I have in the past used a flood insurance analogy in an attempt to explain how derivatives - an inexpensive market in flood insurance - increases risk by fostering a building boom along a river. I also "updated" A Derivative Story awhile back, ending the tale abruptly with torrential rains falling, near chaos in the flood "re-insurance" market, and increasing homeowner panic along the river. Well, devastating floods and resulting financial collapse were fortunately averted. Specifically, the community made it through the panic after a bold government official guaranteed that the authorities would "take extraordinary measures" to stop the flood waters before damage initiated a vicious spiral of financial and economic collapse. The authorities began working frantically up the river, using whatever materials and means available to construct dykes, dams and levees. These efforts saw the river level recede and, quite favorably, the rain let up for a few months.

However, the torrential rains soon return, although, curiously, this time there is little panic in the insurance marketplace. The players sleep well at night with the knowledge that the authorities are on the case - up the river working diligently to hold the water at bay. Down river in the community, the water level rises only minimally. And, much to the delight of everyone, the insurance market remains open for business and prices remain uncharacteristically stable. The trepidation and angst that had become the rainy day norm, has been replaced by calm and optimism. (Those incessant naysayers are shocked by the complacency) What's more, in the midst of the rainy season the community is emboldened to increase construction. With the river level rising only moderately and the insurance market functioning splendidly, the litany of homeowners, builders, bankers and insurers come to a consensus that it has become practical to build well inside the 100-year flood plane. The insurers are emboldened by now tested assurances from the authorities - they promised and delivered. Homeowners, witnessing newfound stability and inexpensive prices in the insurance market, have been relieved of one of their greatest worries.

And while the energized community gets back to business as usual, up the river the make-shift dams and levies grow only taller and less stable. There's one hell of a Wall of Water rising steadily, inches by the day. With no viable alternative, the authorities just keep stacking sand bags, one after one, day after day, week after week. A few now regret that they did not settle for a less than catastrophic flood some time ago. But most expect it to stop raining soon and then everything will be ok.

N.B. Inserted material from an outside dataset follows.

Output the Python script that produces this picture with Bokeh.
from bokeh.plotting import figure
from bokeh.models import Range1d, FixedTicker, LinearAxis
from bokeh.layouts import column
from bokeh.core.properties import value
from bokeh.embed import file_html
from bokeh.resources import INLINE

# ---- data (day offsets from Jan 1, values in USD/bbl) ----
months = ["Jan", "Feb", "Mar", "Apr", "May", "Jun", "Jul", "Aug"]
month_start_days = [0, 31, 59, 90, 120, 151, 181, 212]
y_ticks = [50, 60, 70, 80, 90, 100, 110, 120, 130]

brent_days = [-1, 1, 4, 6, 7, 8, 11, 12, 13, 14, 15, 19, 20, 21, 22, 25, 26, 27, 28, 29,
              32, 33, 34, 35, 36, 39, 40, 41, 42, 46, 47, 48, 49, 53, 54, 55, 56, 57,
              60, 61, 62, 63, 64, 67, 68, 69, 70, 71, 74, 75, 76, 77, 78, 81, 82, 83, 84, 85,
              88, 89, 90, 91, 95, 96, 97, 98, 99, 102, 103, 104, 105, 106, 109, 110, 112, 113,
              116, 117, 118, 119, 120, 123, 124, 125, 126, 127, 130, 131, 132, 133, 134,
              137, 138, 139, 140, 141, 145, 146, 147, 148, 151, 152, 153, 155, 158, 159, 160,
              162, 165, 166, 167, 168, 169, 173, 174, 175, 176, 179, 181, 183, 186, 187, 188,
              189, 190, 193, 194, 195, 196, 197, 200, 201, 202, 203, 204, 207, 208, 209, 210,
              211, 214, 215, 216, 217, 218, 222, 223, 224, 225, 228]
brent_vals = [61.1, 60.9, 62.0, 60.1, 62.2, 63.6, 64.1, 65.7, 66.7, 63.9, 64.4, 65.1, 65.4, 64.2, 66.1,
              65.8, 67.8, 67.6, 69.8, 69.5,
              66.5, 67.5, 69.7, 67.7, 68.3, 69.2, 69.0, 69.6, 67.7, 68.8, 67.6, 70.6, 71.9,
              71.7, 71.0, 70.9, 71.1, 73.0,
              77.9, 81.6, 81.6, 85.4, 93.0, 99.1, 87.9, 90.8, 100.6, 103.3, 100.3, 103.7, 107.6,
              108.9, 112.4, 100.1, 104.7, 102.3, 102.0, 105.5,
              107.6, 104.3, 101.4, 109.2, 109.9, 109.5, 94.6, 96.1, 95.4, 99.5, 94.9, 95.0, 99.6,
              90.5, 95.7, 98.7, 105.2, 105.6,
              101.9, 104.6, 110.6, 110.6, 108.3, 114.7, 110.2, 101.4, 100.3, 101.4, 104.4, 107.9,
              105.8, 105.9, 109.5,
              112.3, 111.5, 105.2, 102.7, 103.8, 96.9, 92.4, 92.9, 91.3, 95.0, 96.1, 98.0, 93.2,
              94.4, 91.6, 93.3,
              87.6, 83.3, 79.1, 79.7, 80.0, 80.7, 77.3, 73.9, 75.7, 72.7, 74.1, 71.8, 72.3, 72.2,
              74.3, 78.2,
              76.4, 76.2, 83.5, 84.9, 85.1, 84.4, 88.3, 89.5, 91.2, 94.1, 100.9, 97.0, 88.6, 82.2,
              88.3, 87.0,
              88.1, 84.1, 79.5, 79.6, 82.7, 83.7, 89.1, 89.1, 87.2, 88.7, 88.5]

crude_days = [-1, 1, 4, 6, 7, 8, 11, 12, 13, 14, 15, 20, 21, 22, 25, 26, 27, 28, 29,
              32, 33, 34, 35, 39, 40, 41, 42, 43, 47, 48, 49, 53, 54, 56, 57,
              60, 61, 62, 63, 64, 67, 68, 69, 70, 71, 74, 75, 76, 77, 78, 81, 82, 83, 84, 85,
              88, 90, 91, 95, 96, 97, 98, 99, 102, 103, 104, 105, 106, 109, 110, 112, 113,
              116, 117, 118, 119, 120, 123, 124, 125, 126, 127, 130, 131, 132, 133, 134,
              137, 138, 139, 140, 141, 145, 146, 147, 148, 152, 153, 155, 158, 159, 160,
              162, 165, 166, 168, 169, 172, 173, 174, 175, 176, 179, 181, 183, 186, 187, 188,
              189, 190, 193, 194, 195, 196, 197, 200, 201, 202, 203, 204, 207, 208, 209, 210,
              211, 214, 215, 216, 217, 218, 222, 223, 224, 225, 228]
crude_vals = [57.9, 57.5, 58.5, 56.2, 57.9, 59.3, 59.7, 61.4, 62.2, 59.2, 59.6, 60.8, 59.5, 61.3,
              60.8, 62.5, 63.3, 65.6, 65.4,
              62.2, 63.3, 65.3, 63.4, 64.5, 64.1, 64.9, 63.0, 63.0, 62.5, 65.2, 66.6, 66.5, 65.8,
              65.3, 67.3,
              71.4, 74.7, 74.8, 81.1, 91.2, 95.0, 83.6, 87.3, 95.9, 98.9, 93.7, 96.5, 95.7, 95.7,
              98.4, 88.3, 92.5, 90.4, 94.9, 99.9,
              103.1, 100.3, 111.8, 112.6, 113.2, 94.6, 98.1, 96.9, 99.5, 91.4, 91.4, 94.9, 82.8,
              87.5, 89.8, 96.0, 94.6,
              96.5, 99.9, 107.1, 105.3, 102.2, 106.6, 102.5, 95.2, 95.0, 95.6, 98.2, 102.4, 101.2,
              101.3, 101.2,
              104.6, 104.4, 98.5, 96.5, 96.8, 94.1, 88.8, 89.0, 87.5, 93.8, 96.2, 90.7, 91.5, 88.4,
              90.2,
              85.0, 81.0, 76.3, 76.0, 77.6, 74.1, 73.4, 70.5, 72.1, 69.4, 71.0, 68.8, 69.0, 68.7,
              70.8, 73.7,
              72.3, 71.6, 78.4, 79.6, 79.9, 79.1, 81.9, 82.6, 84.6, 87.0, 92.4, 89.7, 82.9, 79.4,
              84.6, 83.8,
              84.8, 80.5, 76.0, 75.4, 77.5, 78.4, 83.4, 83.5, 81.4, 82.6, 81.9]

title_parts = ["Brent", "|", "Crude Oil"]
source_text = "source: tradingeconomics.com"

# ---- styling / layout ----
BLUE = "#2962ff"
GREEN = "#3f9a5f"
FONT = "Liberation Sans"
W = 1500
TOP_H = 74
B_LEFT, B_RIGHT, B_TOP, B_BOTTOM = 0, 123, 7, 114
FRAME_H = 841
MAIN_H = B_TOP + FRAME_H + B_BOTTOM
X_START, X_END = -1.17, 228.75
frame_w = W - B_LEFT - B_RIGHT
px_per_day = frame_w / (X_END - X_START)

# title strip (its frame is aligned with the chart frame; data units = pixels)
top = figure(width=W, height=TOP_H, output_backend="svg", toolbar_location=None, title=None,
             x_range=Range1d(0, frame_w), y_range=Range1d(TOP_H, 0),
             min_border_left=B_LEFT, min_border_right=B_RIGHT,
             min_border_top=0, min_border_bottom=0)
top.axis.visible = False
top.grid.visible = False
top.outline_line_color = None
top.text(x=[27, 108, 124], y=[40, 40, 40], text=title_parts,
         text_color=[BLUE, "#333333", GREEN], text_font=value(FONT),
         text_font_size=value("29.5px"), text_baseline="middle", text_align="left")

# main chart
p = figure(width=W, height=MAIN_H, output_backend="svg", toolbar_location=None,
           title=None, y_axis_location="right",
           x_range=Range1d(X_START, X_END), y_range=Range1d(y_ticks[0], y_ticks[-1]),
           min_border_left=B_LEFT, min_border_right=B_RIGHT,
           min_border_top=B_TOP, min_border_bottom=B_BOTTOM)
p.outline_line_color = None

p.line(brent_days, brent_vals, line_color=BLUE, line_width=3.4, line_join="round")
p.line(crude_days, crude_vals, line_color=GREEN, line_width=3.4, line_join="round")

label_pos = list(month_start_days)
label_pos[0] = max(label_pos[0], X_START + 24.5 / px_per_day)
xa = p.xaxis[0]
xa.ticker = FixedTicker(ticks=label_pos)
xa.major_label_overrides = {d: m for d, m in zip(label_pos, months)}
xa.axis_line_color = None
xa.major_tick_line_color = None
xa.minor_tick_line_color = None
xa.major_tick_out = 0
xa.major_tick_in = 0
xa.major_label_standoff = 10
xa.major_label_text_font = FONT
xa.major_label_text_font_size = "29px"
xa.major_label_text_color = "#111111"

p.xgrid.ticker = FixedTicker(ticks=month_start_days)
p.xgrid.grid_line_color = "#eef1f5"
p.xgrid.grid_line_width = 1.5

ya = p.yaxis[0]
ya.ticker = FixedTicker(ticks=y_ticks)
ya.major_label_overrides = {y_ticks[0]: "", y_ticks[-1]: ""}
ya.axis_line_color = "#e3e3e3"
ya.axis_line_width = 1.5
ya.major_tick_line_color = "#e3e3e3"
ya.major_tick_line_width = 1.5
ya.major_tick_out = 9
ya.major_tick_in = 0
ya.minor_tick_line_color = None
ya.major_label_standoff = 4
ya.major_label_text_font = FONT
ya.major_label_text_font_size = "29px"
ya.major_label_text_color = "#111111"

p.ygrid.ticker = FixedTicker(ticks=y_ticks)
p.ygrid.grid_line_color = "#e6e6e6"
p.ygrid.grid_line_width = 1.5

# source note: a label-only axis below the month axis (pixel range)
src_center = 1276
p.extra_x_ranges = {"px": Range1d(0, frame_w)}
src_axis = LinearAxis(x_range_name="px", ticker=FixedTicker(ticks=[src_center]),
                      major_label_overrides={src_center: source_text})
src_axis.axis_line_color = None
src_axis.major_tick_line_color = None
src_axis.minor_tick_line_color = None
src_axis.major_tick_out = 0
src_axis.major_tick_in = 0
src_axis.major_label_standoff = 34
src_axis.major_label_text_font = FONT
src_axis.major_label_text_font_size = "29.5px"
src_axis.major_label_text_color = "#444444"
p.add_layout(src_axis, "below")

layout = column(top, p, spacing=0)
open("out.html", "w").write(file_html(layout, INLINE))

But what about the ever-Climbing Wall of water? Order more sandbags and keep it a secret.

Well returning to reality, what a strange week in a most extraordinary period. On Tuesday, Harry Dent and James Glassman appear on CNBC to commemorate the 3-year anniversary of the NASDAQ Bubble peak. Instead of appropriate contrition, both made it sound like, while admittedly a little bumpy, things are progressing about as they expected toward Dow 36,000 and The Great Boom Ahead. And then on Wednesday viewers witnessed Milton Friedman calling for the legalization of insider trading, which really makes about as much sense in today's environment as his monetary theories. But the lunacy was not confined to CNBC. The schizophrenic stock market had the wheels coming off Wednesday morning, only to miraculously engage in four-wheel drive for Thursday's melt-up. And, all the while, we countdown the days to a war opposed by much of the world community. This is a much different world nowadays than it was not all that long ago.